● **OBJECTIVE**
Retype the lines beneath this one, from the first through the line containing "(foreign) at (773.5,521)". Pictures are left out.

● **GIVEN INFORMATION**
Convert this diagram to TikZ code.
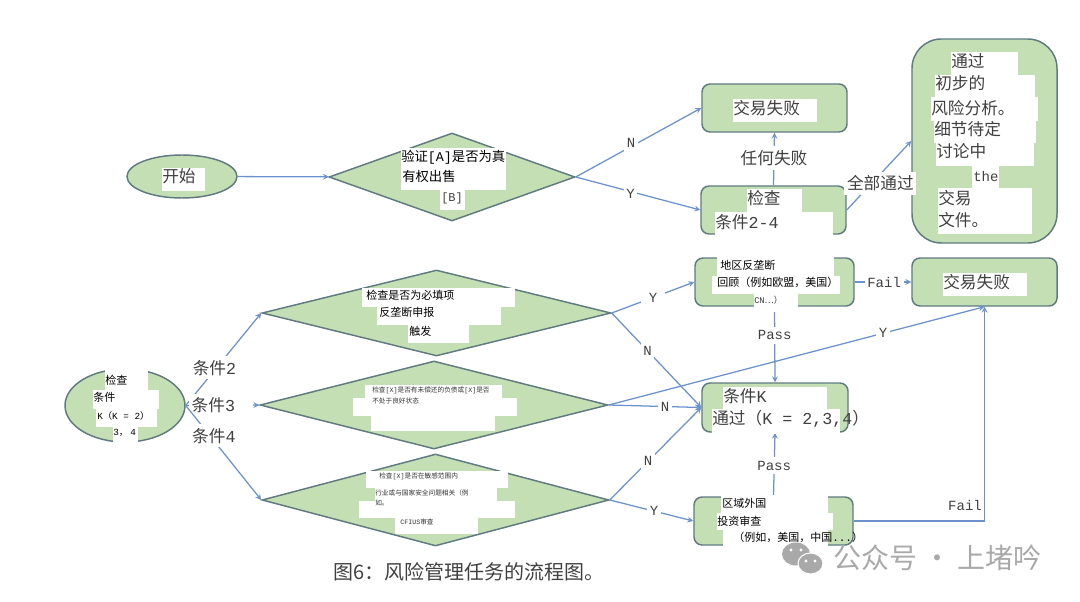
\documentclass[tikz,border=0pt]{standalone}
\usepackage{fontspec}
\usetikzlibrary{shapes.geometric}
\setmainfont{Noto Sans CJK SC}
\newfontfamily\monofam{Liberation Mono}
\newcommand{\mn}[1]{{\monofam #1}}
\definecolor{boxgreen}{HTML}{C5DFB4}
\definecolor{boxedge}{HTML}{5F7A80}
\definecolor{flowblue}{HTML}{6C92CE}
\definecolor{markgray}{HTML}{A9A9A9}
\tikzset{
  sized/.style 2 args={minimum width=#1*0.75pt, minimum height=#2*0.75pt},
  shapebase/.style={draw=boxedge, fill=boxgreen, line width=1.1pt, inner sep=0pt},
  choice/.style={shapebase, diamond},
  stepbox/.style={shapebase, rectangle, rounded corners=6pt},
  oval/.style={shapebase, ellipse},
  flow/.style={->, draw=flowblue, line width=0.95pt},
  lbl/.style={fill=white, inner xsep=2pt, inner ysep=3pt, text=black!75, font=\fontsize{12.5}{14}\selectfont},
  lbm/.style={lbl, font=\fontsize{10.5}{12}\monofam},
  big/.style={anchor=west, inner sep=0pt, text=black!75, font=\fontsize{12.5}{14}\selectfont},
  mid/.style={anchor=west, inner sep=0pt, font=\fontsize{8.25}{10}\selectfont},
  tiny/.style={anchor=west, inner sep=0pt, text=black!80, font=\fontsize{5}{6}\selectfont}
}
\begin{document}
\begin{tikzpicture}[x=0.75pt, y=-0.75pt, >=stealth]
  \useasboundingbox (0,0) rectangle (1080,602);

  % Formas
  \node[oval, sized={110}{43}] (start) at (182,176.5) {};
  \node[choice, sized={246}{88}] (verify) at (452,177) {};
  \node[stepbox, sized={145}{48}] (failtop) at (774.5,108) {};
  \node[stepbox, sized={145}{48}] (checkall) at (773.5,210) {};
  \node[stepbox, rounded corners=22pt, sized={145}{204}] (passall) at (984.5,141) {};

  \node[oval, sized={120}{73}] (checkk) at (125,405.5) {};
  \node[choice, sized={349}{86}] (antitrust) at (436.5,313) {};
  \node[choice, sized={348}{88}] (debts) at (434,405) {};
  \node[choice, sized={347}{92}] (sensitive) at (435.5,500) {};
  \node[stepbox, sized={159}{48}] (region) at (774.5,282) {};
  \node[stepbox, sized={145}{48}] (failbot) at (984.5,282) {};
  \node[stepbox, sized={146}{49}] (condk) at (775,407.5) {};
  \node[stepbox, sized={159}{48}] (foreign) at (773.5,521) {};

  % Flechas
  \draw[flow] (start) -- (verify);
  \draw[flow] (verify.east) -- node[lbm, pos=0.44, yshift=3pt] (n1) {N} (failtop.west);
  \draw[flow] (verify.east) -- node[lbm, pos=0.44, yshift=-2pt] (y1) {Y} (checkall.west);
  \draw[flow] (checkall.north) -- node[lbl, pos=0.52] (anyfail) {任何失败} (failtop.south);
  \draw[flow] (checkall.east) -- node[lbl, pos=0.5, yshift=-6pt, xshift=1pt] (allpass) {全部通过} (passall.west);

  \draw[flow] (checkk.east) -- node[lbl, pos=0.38, yshift=2pt] (c2) {条件\mn{2}} (antitrust.west);
  \draw[flow] (checkk.east) -- node[lbl, pos=0.48, text width=44pt, align=left] (c3) {条件\mn{3}} (debts.west);
  \draw[flow] (checkk.east) -- node[lbl, pos=0.32, xshift=3pt] (c4) {条件\mn{4}} (sensitive.west);

  \draw[flow] (antitrust.east) -- node[lbm, pos=0.5, inner xsep=6pt] (y2) {Y} (region.west);
  \draw[flow] (antitrust.east) -- node[lbm, pos=0.4] (n2) {N} (condk.west);
  \draw[flow] (debts.east) -- node[lbm, pos=0.73] (y3) {Y} (failbot.south);
  \draw[flow] (debts.east) -- node[lbm, pos=0.61] (n3) {N} (condk.west);
  \draw[flow] (sensitive.east) -- node[lbm, pos=0.42] (n4) {N} (condk.west);
  \draw[flow] (sensitive.east) -- node[lbm, pos=0.53] (y4) {Y} (foreign.west);

  \draw[flow] (region.south) -- node[lbm, pos=0.38] (p1) {Pass} (condk.north);
  \draw[flow] (foreign.north) -- node[lbm, pos=0.48] (p2) {Pass} (condk.south);
  \draw[flow] (region.east) -- node[lbm, pos=0.52, inner ysep=0pt] (f1) {Fail} (failbot.west);
  \draw[flow] (foreign.east) -| (failbot.south);

  % Parches blancos
  \foreach \xa/\ya/\xb/\yb in {162/168/205/191, 401/148/506/190, 440/190/465/210,
      733/99/817/122, 747/189/802/212, 715/212/833/235,
      951/52/1018/75, 935/75/1035/97, 931/97/1038/121, 934/121/1036/143,
      936/143/1034/166, 972/166/999/188, 938/188/1032/234,
      105/368/148/390, 93/390/159/409, 96/409/157/427, 113/427/138/444,
      362/288/515/307, 377/307/501/325, 408/325/469/343,
      365/385/502/398, 353/398/517/416, 371/416/495/431,
      366/471/508/488, 375/488/497/501, 359/501/515/518, 395/518/478/534,
      717/256/834/276, 712/276/840/294, 754/294/798/312,
      943/273/1027/296, 723/387/827/409, 712/409/840/434,
      721/495/828/513, 717/513/833/530, 723/530/828/547}
    \fill[white] (\xa,\ya) rectangle (\xb,\yb);

  % Textos
  \node[big] (tstart) at (162,176) {开始};
  \node[anchor=west, inner sep=0pt, font=\fontsize{10}{12}\selectfont] (tv1) at (401,157) {验证\mn{[A]}是否为真};
  \node[anchor=west, inner sep=0pt, font=\fontsize{10}{12}\selectfont] (tv2) at (402,176) {有权出售};
  \node[anchor=west, inner sep=0pt, text=black!75, font=\fontsize{9}{11}\monofam] (tv3) at (441,198) {[B]};
  \node[big] (tf1) at (733,108) {交易失败};
  \node[big] (tc1) at (747,198) {检查};
  \node[big] (tc2) at (715,222) {条件\mn{2-4}};
  \node[big] (tp1) at (951,61) {通过};
  \node[big] (tp2) at (935,83) {初步的};
  \node[big] (tp3) at (931,108) {风险分析。};
  \node[big] (tp4) at (934,129) {细节待定};
  \node[big] (tp5) at (936,151) {讨论中};
  \node[big, font=\fontsize{10.5}{12}\monofam] (tp6) at (973,176) {the};
  \node[big] (tp7) at (938,198) {交易};
  \node[big] (tp8) at (938,220) {文件。};

  \node[mid] (tk1) at (105,380) {检查};
  \node[mid] (tk2) at (93,397) {条件};
  \node[mid, font=\fontsize{7}{8}\selectfont] (tk3) at (97,416) {\mn{K}（\mn{K = 2}）};
  \node[mid, font=\fontsize{7}{8}\selectfont] (tk4) at (113,433) {\mn{3}， \mn{4}};

  \node[mid] (ta1) at (366,295) {检查是否为必填项};
  \node[mid] (ta2) at (379,312) {反垄断申报};
  \node[mid] (ta3) at (409,331) {触发};
  \node[tiny] (td1) at (372,390) {检查\mn{[X]}是否有未偿还的负债或\mn{[X]}是否};
  \node[tiny] (td2) at (372,401) {不处于良好状态};
  \node[tiny] (ts1) at (379,476) {检查\mn{[X]}是否在敏感范围内};
  \node[tiny] (ts2) at (375,493) {行业或与国家安全问题相关（例};
  \node[tiny] (ts3) at (375,503) {如。};
  \node[tiny] (ts4) at (400,522) {\mn{CFIUS}审查};

  \node[mid] (tr1) at (720,265) {地区反垄断};
  \node[mid] (tr2) at (717,282) {回顾（例如欧盟，美国）};
  \node[tiny, font=\fontsize{6.5}{8}\selectfont] (tr3) at (754,300) {\mn{CN}…）};
  \node[big] (tf2) at (943,282) {交易失败};
  \node[big] (tk5) at (723,396) {条件\mn{K}};
  \node[big] (tk6) at (712,419) {通过（\mn{K = 2,3,4}）};
  \node[mid] (tg1) at (722,503) {区域外国};
  \node[mid] (tg2) at (717,521) {投资审查};
  \node[mid] (tg3) at (733,537) {（例如，美国，中国\mn{...}）};
  \node[lbm, fill=none, inner sep=0pt] (f2) at (965,505) {Fail};

  % Pie y marca
  \node[anchor=west, inner sep=0pt, text=black!75, font=\fontsize{15}{18}\selectfont] (caption) at (333,572) {图6：风险管理任务的流程图。};
  \fill[markgray] (796,554) ellipse (14 and 11.5);
  \fill[markgray, draw=white, line width=0.8pt] (810.5,563.5) ellipse (12.5 and 10.5);
  \foreach \ex/\ey in {791/550, 801/550, 806/561, 815/561}
    \fill[white] (\ex,\ey) circle (1.6);
  \node[anchor=west, inner sep=0pt, text=markgray, font=\fontsize{21}{24}\selectfont] (mark) at (833,558) {公众号 · 上堵吟};
\end{tikzpicture}
\end{document}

● **COMPLETED TASK**
Convert this diagram to TikZ code.
\documentclass[tikz,border=0pt]{standalone}
\usepackage{fontspec}
\usetikzlibrary{shapes.geometric}
\setmainfont{Noto Sans CJK SC}
\newfontfamily\monofam{Liberation Mono}
\newcommand{\mn}[1]{{\monofam #1}}
\definecolor{boxgreen}{HTML}{C5DFB4}
\definecolor{boxedge}{HTML}{5F7A80}
\definecolor{flowblue}{HTML}{6C92CE}
\definecolor{markgray}{HTML}{A9A9A9}
\tikzset{
  sized/.style 2 args={minimum width=#1*0.75pt, minimum height=#2*0.75pt},
  shapebase/.style={draw=boxedge, fill=boxgreen, line width=1.1pt, inner sep=0pt},
  choice/.style={shapebase, diamond},
  stepbox/.style={shapebase, rectangle, rounded corners=6pt},
  oval/.style={shapebase, ellipse},
  flow/.style={->, draw=flowblue, line width=0.95pt},
  lbl/.style={fill=white, inner xsep=2pt, inner ysep=3pt, text=black!75, font=\fontsize{12.5}{14}\selectfont},
  lbm/.style={lbl, font=\fontsize{10.5}{12}\monofam},
  big/.style={anchor=west, inner sep=0pt, text=black!75, font=\fontsize{12.5}{14}\selectfont},
  mid/.style={anchor=west, inner sep=0pt, font=\fontsize{8.25}{10}\selectfont},
  tiny/.style={anchor=west, inner sep=0pt, text=black!80, font=\fontsize{5}{6}\selectfont}
}
\begin{document}
\begin{tikzpicture}[x=0.75pt, y=-0.75pt, >=stealth]
  \useasboundingbox (0,0) rectangle (1080,602);

  % Formas
  \node[oval, sized={110}{43}] (start) at (182,176.5) {};
  \node[choice, sized={246}{88}] (verify) at (452,177) {};
  \node[stepbox, sized={145}{48}] (failtop) at (774.5,108) {};
  \node[stepbox, sized={145}{48}] (checkall) at (773.5,210) {};
  \node[stepbox, rounded corners=22pt, sized={145}{204}] (passall) at (984.5,141) {};

  \node[oval, sized={120}{73}] (checkk) at (125,405.5) {};
  \node[choice, sized={349}{86}] (antitrust) at (436.5,313) {};
  \node[choice, sized={348}{88}] (debts) at (434,405) {};
  \node[choice, sized={347}{92}] (sensitive) at (435.5,500) {};
  \node[stepbox, sized={159}{48}] (region) at (774.5,282) {};
  \node[stepbox, sized={145}{48}] (failbot) at (984.5,282) {};
  \node[stepbox, sized={146}{49}] (condk) at (775,407.5) {};
  \node[stepbox, sized={159}{48}] (foreign) at (773.5,521) {};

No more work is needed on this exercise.